Hemos concluido el primer plazo de admisión de refugiados en Europa con uno de los fracasos más sonados de nuestra historia común

David Trueba

Berlín fue en un tiempo la capital del cine, por encima del Hollywood entonces aún en ciernes. En los años de entreguerras, la ciudad fue para el nuevo arte del cine lo que París era a la pintura. Allí se daban cita los talentos más inquietos, la innovación y la tendencia, las personas que cien años atrás inventaron el cine no tal y como lo conocemos, sino mucho mejor. La crisis era en esos días una excusa perfecta para asumir el riesgo y la calle un lugar de inspiración. Junto al teatro y el cabaret, el cine se convirtió en el tercer vértice del triángulo de la libertad. El esplendor terminó con la resurrección nacionalista.
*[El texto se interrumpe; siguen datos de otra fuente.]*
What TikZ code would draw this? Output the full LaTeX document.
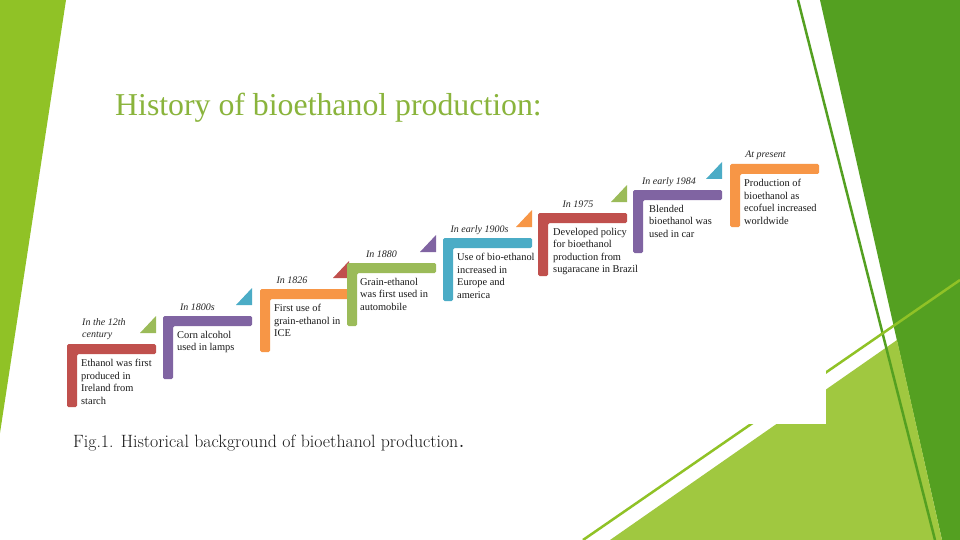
\documentclass[tikz,border=0pt]{standalone}
\usepackage{fontspec}
\setmainfont{Liberation Serif}
\newfontfamily\capfont{Latin Modern Roman}
\definecolor{facetgreen}{HTML}{90C226}
\definecolor{facetdark}{HTML}{54A021}
\definecolor{facetlight}{RGB}{160,200,64}
\definecolor{titlegreen}{RGB}{138,180,60}
\definecolor{barred}{HTML}{C0504D}
\definecolor{barpurple}{HTML}{8064A2}
\definecolor{barorange}{HTML}{F79646}
\definecolor{bargreen}{HTML}{9BBB59}
\definecolor{barblue}{HTML}{4BACC6}
\def\lbar[#1](#2,#3){\fill[#1,rounded corners=1.5pt] (#2,#3) -- ++(89,0) -- ++(0,10) -- ++(-79,0) -- ++(0,53) -- ++(-10,0) -- cycle;}
\def\tri[#1](#2,#3){\fill[#1] (#2,#3) -- ++(0,-17) -- ++(-16,17) -- cycle;}
\tikzset{
  steptext/.style={anchor=north west, inner sep=0pt, align=left, text=black!90,
    font=\fontsize{10.4}{12.5}\selectfont},
  steplabel/.style={anchor=base, inner sep=0pt, align=left, text=black!85,
    font=\itshape\fontsize{10}{12}\selectfont}
}

\begin{document}
\begin{tikzpicture}[x=1pt,y=-1pt]
			%%%%% START %%%%%
			\useasboundingbox (0,0) rectangle (960,540);
			\fill[white] (0,0) rectangle (960,540);
			
			% slide background
			\fill[facetgreen] (0,0) -- (66,0) -- (0,433) -- cycle;
			\fill[facetdark] (820,0) -- (960,0) -- (960,540) -- (942,540) -- cycle;
			\fill[facetlight] (610,540) -- (897,340) -- (942,540) -- cycle;
			\draw[line width=2.5pt, color=facetdark] (798,0) -- (935,540);
			\draw[line width=2.5pt, color=facetgreen] (583,540) -- (960,280);
			
			% picture area
			\fill[white] (66,140) rectangle (826,424);
			
			\node[anchor=base west, inner sep=0pt, text=titlegreen, font=\fontsize{31.8}{36}\selectfont] (title) at (115,116) {History of bioethanol production:};
			
			\lbar[barred](67,344);
			\tri[bargreen](156,333);
			\node[steplabel, anchor=south west] (l1) at (82,340) {In the 12th\\century};
			\node[steptext] (t1) at (81,359) {Ethanol was first\\produced in\\Ireland from\\starch};
			
			\lbar[barpurple](163,316);
			\tri[barblue](252,305);
			\node[steplabel] (l2) at (197.5,310) {In 1800s};
			\node[steptext] (t2) at (177,331) {Corn alcohol\\used in lamps};
			
			\lbar[barorange](260,289);
			\tri[barred](349,278);
			\node[steplabel] (l3) at (292,283) {In 1826};
			\node[steptext] (t3) at (274,304) {First use of\\grain-ethanol in\\ICE};
			
			\lbar[bargreen](347,263);
			\tri[barpurple](436,252);
			\node[steplabel] (l4) at (381.5,257) {In 1880};
			\node[steptext] (t4) at (360,278) {Grain-ethanol\\was first used in\\automobile};
			
			\lbar[barblue](443,238);
			\tri[barorange](532,227);
			\node[steplabel] (l5) at (479.5,232) {In early 1900s};
			\node[steptext] (t5) at (457,253) {Use of bio-ethanol\\increased in\\Europe and\\america};
			
			\lbar[barred](538,213);
			\tri[bargreen](627,202);
			\node[steplabel] (l6) at (578,207) {In 1975};
			\node[steptext] (t6) at (553,228) {Developed policy\\for bioethanol\\production from\\sugaracane in Brazil};
			
			\lbar[barpurple](633,190);
			\tri[barblue](722,179);
			\node[steplabel] (l7) at (669,184) {In early 1984};
			\node[steptext] (t7) at (649,205) {Blended\\bioethanol was\\used in car};
			
			\lbar[barorange](730,164);
			\node[steplabel] (l8) at (765.5,158) {At present};
			\node[steptext] (t8) at (744,179) {Production of\\bioethanol as\\ecofuel increased\\worldwide};
			
			\node[anchor=base west, inner sep=0pt, text=black!90, font=\capfont\fontsize{17.8}{20}\selectfont] (cap) at (73,447) {Fig.1. Historical background of bioethanol production{\fontsize{26}{26}\selectfont .}};
			%%%%% END %%%%%
\end{tikzpicture}
\end{document}
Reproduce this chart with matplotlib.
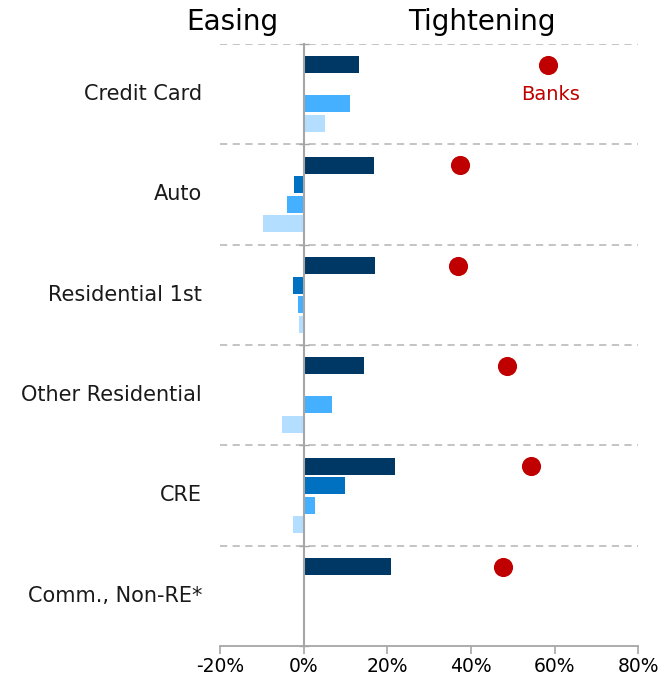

Los que quisieron hacer a Alemania grande otra vez conquistaron el corazón de los ciudadanos y se comieron lo que quedaba de sus cerebros. Los más inteligentes hicieron las maletas y se fundieron en el cine americano, en un ejercicio de renuncia a la propia nacionalidad que los libros de historia no explican, porque contradice todos los éxtasis patrióticos que se requieren para adocenar niños en la escuela.

Lubitsch, Siodmak, Lang, Stroheim, Sternberg, Wilder, nombres que apenas dicen nada ya, pero que Hollywood convirtió en apellidos locales sobre los que alzar la ciudad inventada, la capital ficticia del cine. Cada vez que escucho la palabra refugiado pienso en ellos. Y en lo mucho que ganó el país de acogida cuando les prestó los medios para trabajar e instalarse en su industria. Aquello sí que hizo Norteamérica grande mientras Europa empequeñecía hasta la mínima expresión. Tan mínima que, una vez destruida, alguien pensó que saltarse las limitaciones nacionales para fundar algo más ambicioso sería la única receta para volver a crecer, para volver a ser algo.

Europa transita ahora hacia el pasado. Hasta nuevos alemanes pretenden hacer grande otra vez a su país y han entrado en el Parlamento para cerrar las puertas. No son los únicos, todos los países tienen un relato falseado de su grandeza pasada, una especie de nostalgia idealizada con la que humillar al presente complejo y lleno de retos. Hemos concluido el primer plazo de admisión de refugiados en Europa con uno de los fracasos más sonados de nuestra historia común. La política, que puede ser ambiciosa y utilísima, se ve reducida en el paso obligatorio de la urna a una expresión demasiadas veces localista y cortoplacista. Lo que nos hará grandes es siempre el futuro, nunca el pasado recuperado. ¿Pero cómo contar esa película si hasta el cine ha perdido sus ambiciones esenciales a los pies de la recaudación en taquilla?